特別な1日  

-Una Giornata Particolare,Parte2-

悲喜劇二題:『ウディ・アレンの夢と犯罪』とロートル新党

恵比寿でウディ・アレンの新作『ウディ・アレンの夢と犯罪』。
http://yume-hanzai-movie.com/pc/
今回も舞台はイギリス。借金で行き詰ったワーキング・クラスの兄弟が金持ちの叔父からの援助と引き換えに殺人を犯す、そんなお話です。
原題『Casandra's Dream』は映画の冒頭 兄弟が購入する小帆船の名前。これはオデュッセイアに出てくる、悲劇の予言者から取られているんでしょう。主人公たちは必ず失敗することが予め 約束されている。その暗喩の通り、この映画はまるでギリシア悲劇のようです。
 といっても想像されるような、救いのない陰鬱な悲劇ではありません。良い意味で定型的な、うまく組み立てられたドラマです。
抑制された演出が良い。殺人と言っても残酷なシーンはないし、主人公の兄弟の心理的な葛藤が淡々と描かれていく。ウディ・アレンの映画ではいつもどおりといえばそうですが、今回はいつもにも増して効果的な演出です。 悲劇が静かに、まるで階段を登るように、徐々に盛り上がっていく。そして品の良い緊迫感溢れる画面にフィリップ・グラスの切れ上がった音楽はぴったり。
役者さんも皆 熱演。特にユアン・マクレガーの表情の繊細さ。彼があんなに細かい演技をするとは知りませんでした。彼が魅力的な悪女(ヘイリー・アトウェル)に惹かれて正気をなくしていく様はお見事です。それにしても前作までのスカーレット・ヨハンソンペネロペ・クルスもそうでしたがウディ・アレンは歳をとるに連れて、女性を見る目がエロくなってる(笑)。
ヨーロッパを舞台にしたウディ・アレンの作品は他国人から見た観光案内のような面もあり、今回もそうです。日本人のボクにはそれも楽しいです。例えば金持ちの叔父が兄弟の一家を高級ホテルのランチに招くシーン。いくらおごりとは言え、ワーキング・クラスの家族がクラリッジClaridge's: 5-Star Luxury in the Heart of Mayfairのダイニングに招かれ、リラックスして楽しんでいる、なんてシーンは現実離れしていて違和感があります。だけど画面を見ていて、自分がお上りさんでクラリッジに泊まったときの事を思い出しましたし、それは抜きにしてもクラシックな内装や雰囲気は楽しかったです。まあ、ゴードン・ラムゼイの創作もどき料理はそれほど美味しいとは思わないけれど。

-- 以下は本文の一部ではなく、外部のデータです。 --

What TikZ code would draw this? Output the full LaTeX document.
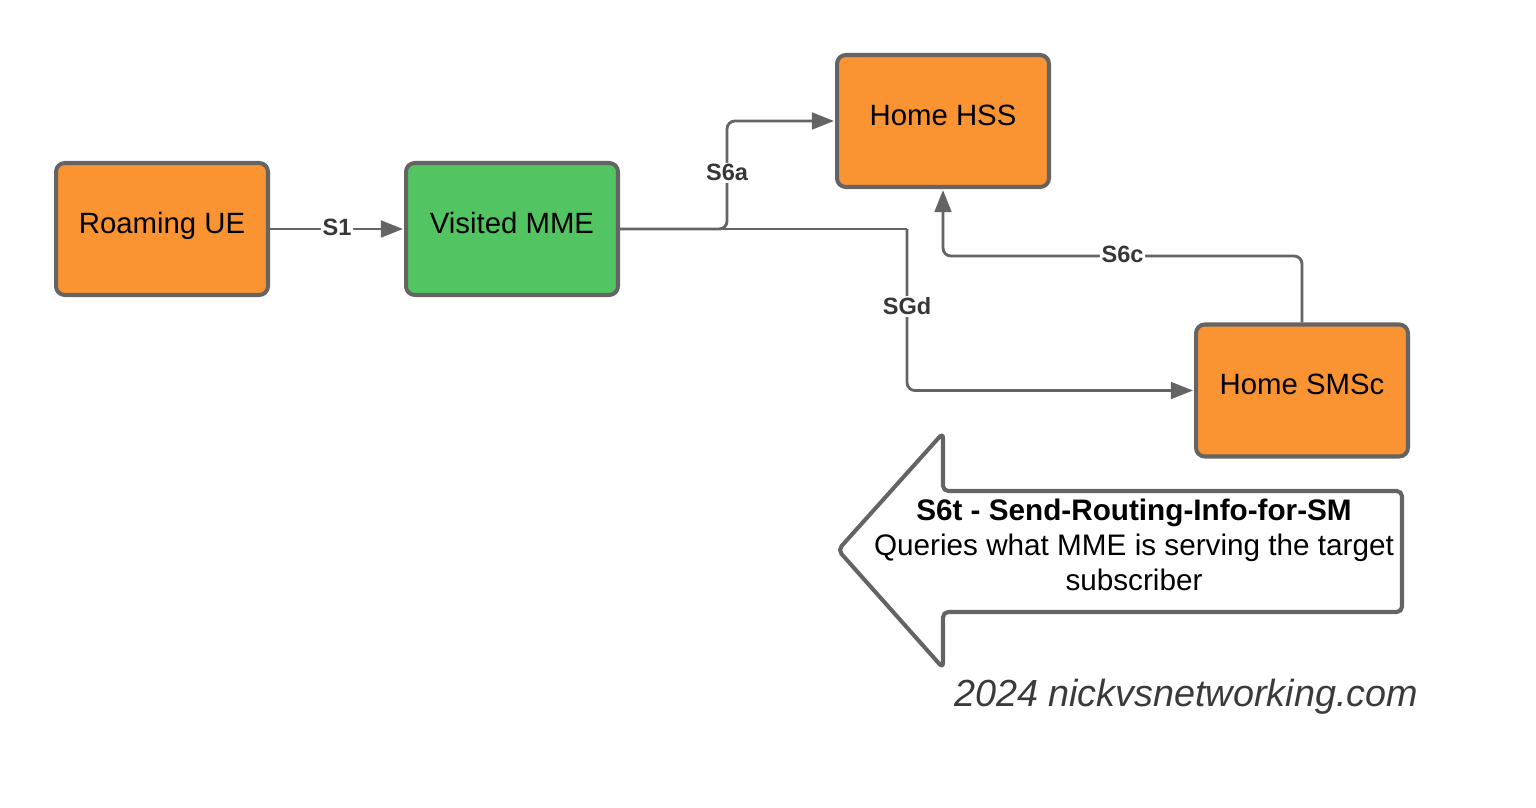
\documentclass[tikz,border=0pt]{standalone}
\usepackage{fontspec}
\setmainfont{Liberation Sans}
\usetikzlibrary{arrows.meta}
\definecolor{lineg}{HTML}{646464}
\definecolor{orng}{HTML}{FA9433}
\definecolor{grn}{HTML}{53C462}
\definecolor{foot}{HTML}{3A3A3A}
\tikzset{
  netbox/.style={draw=lineg, line width=2.3pt, rounded corners=5pt,
    minimum width=4.24cm, minimum height=2.64cm, inner sep=0pt,
    text height=8pt, text depth=2.9pt,
    font=\fontsize{16.7}{20}\selectfont, text=black},
  conn/.style={draw=lineg, line width=1.6pt, rounded corners=4.5pt,
    -{Triangle[length=12.5pt,width=9.5pt]}, shorten >=0.6pt},
  plainconn/.style={draw=lineg, line width=1.6pt, rounded corners=4.5pt},
  lbl/.style={fill=white, inner sep=1pt, text=lineg!55!black,
    font=\fontsize{13.4}{16}\selectfont\bfseries},
}
\begin{document}
\begin{tikzpicture}[x=0.02cm, y=-0.02cm]
\useasboundingbox (0,0) rectangle (1536,808);
% nodes
\node[netbox, fill=orng] (ue)   at (162,229)   {Roaming UE};
\node[netbox, fill=grn]  (mme)  at (512,229)   {Visited MME};
\node[netbox, fill=orng] (hss)  at (943,121)   {Home HSS};
\node[netbox, fill=orng] (smsc) at (1302,390.5) {Home SMSc};
% junction coordinates
\coordinate (j1) at (727,229);
\coordinate (j2) at (907,229);
\coordinate (j3) at (1302,256);
% connectors
\draw[conn] (ue.east) -- node[lbl, pos=0.5, yshift=1pt] {S1} (mme.west);
\draw[plainconn] (mme.east) -- (j2);
\draw[conn] (mme.east) -- (j1) |- node[lbl, pos=0.26] {S6a} (hss.west);
\draw[conn] (j2) |- node[lbl, pos=0.24] {SGd} (smsc.west);
\draw[conn] (smsc.north) -- (j3) -| node[lbl, pos=0.25, yshift=1pt] {S6c} (hss.south);
% big arrow callout
\draw[draw=lineg, line width=2.3pt, fill=white, rounded corners=3pt]
  (943,433) -- (838,550) -- (943,668) -- (943,612) -- (1402,612)
  -- (1402,491) -- (943,491) -- cycle;
\node[align=center, inner sep=0pt, font=\fontsize{16.9}{20}\selectfont] (note) at (1134,545)
  {\textbf{S6t - Send-Routing-Info-for-SM}\\Queries what MME is serving the target\\subscriber};
% footer
\node[text=foot, font=\fontsize{21.5}{25}\selectfont\itshape] (footer) at (1186,697) {2024 nickvsnetworking.com};
\end{tikzpicture}
\end{document}
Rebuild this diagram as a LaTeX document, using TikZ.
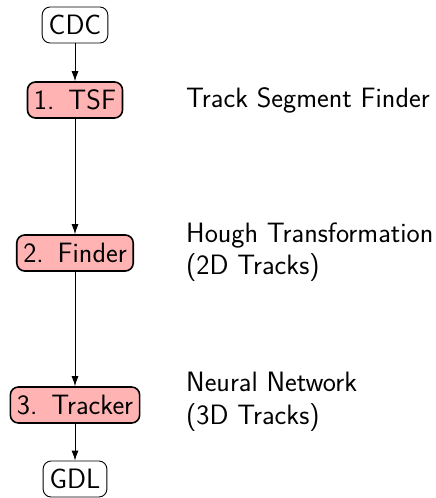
\documentclass[tikz,border=0pt]{standalone}
\usetikzlibrary{arrows.meta}
\definecolor{boxpink}{RGB}{255,179,179}
\newcommand{\stepnum}[2]{#1.\hspace{0.5em}#2}
\begin{document}
\begin{tikzpicture}[x=1pt,y=1pt,
  font=\sffamily\fontsize{28}{32.5}\selectfont,
  plainbox/.style={draw, line width=0.9pt, rounded corners=8pt, minimum height=36pt, inner xsep=6.5pt, inner ysep=0pt, fill=white},
  stagebox/.style={draw, line width=1.6pt, rounded corners=8pt, minimum height=36pt, inner xsep=6.5pt, inner ysep=0pt, fill=boxpink},
  conn/.style={line width=0.9pt, -{Latex[length=10pt,width=7pt]}},
  desc/.style={anchor=west, align=left, inner sep=0pt}]
\useasboundingbox (0,0) rectangle (436,-498);
\node[plainbox] (cdc) at (75,-25) {CDC};
\node[stagebox] (tsf) at (75,-100) {\stepnum{1}{TSF}};
\node[stagebox] (finder) at (75,-253) {\stepnum{2}{Finder}};
\node[stagebox] (tracker) at (75,-405) {\stepnum{3}{Tracker}};
\node[plainbox] (gdl) at (75,-479) {GDL};
\draw[conn] (cdc) -- (tsf);
\draw[conn] (tsf) -- (finder);
\draw[conn] (finder) -- (tracker);
\draw[conn] (tracker) -- (gdl);
\node[desc] (l1) at (186,-100) {Track Segment Finder};
\node[desc] (l2) at (186,-252) {Hough Transformation\\(2D Tracks)};
\node[desc] (l3) at (186,-402) {Neural Network\\(3D Tracks)};
\end{tikzpicture}
\end{document}
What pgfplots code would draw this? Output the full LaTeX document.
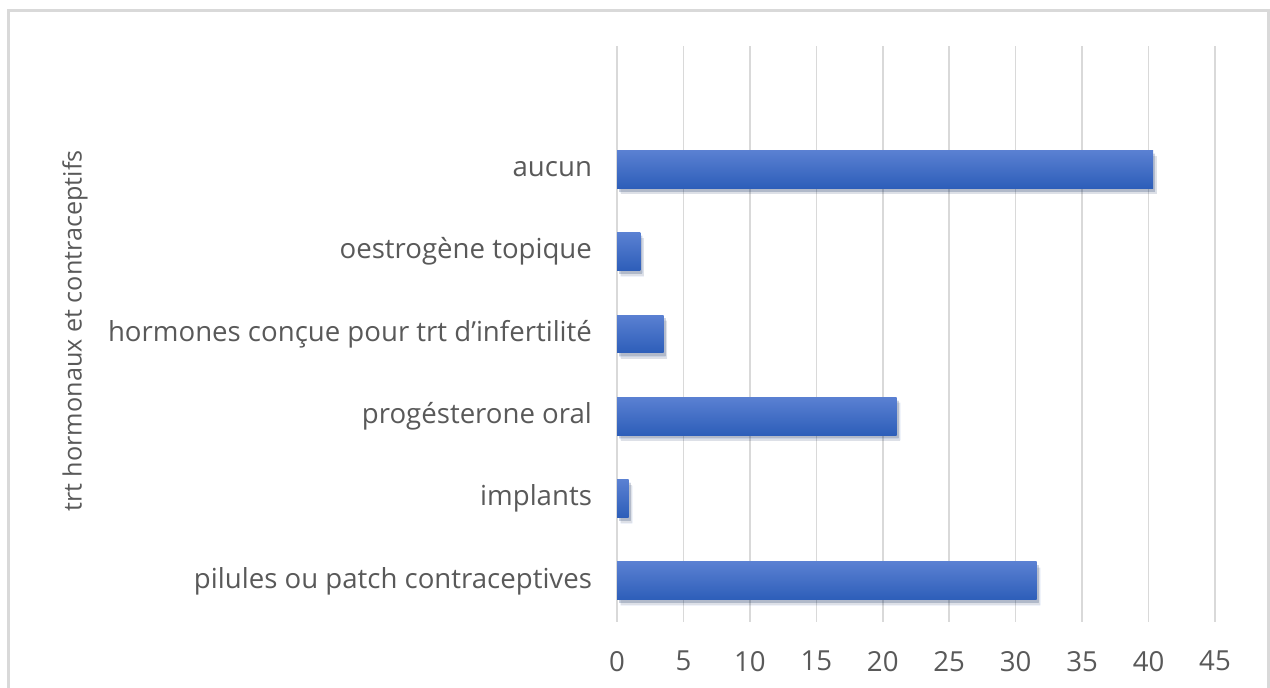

 冒頭から失敗が約束されている悲劇という点では、最近発足した平沼と与謝野の新党も同様です。与謝野馨という人はその財政再建論には賛成できないが、ある程度はまともな人だと思っていました。それが定年間際の議員と手を組んで、挙句の果てには石原慎太郎とか田母神とかまでしゃしゃり出てくる新党じゃあ、脳味噌まで疑いたくなります。アレンの映画のようにカネや女に対するものにしろ、今回のように権勢に対するものにしろ、欲望は人を狂わせてしまうものなんでしょうか。
大体 石原が『国を憂う』なんてどの面 下げて言うんですかね(笑)。自分が散々税金を無駄遣いした外形標準課税も新銀行東京もオリンピック招致も少しくらいは責任を感じないのだろうか。
党名が『立ち上がれ日本』というだけでジ・エ〜ンド。立ち上がったからって何なんだよ(笑)。杖が必要な爺さんの集まりだから、そういう党名にしたんでしょ(笑)。もちろん年寄りだからどうのこうの、ということではありません。老醜をさらしているのがみっともない、ということです。欲ボケしたロートル老人が集まって時代錯誤の怪気炎を上げている姿は悲劇ですらなく、単なる場末のコントみたいなもんです。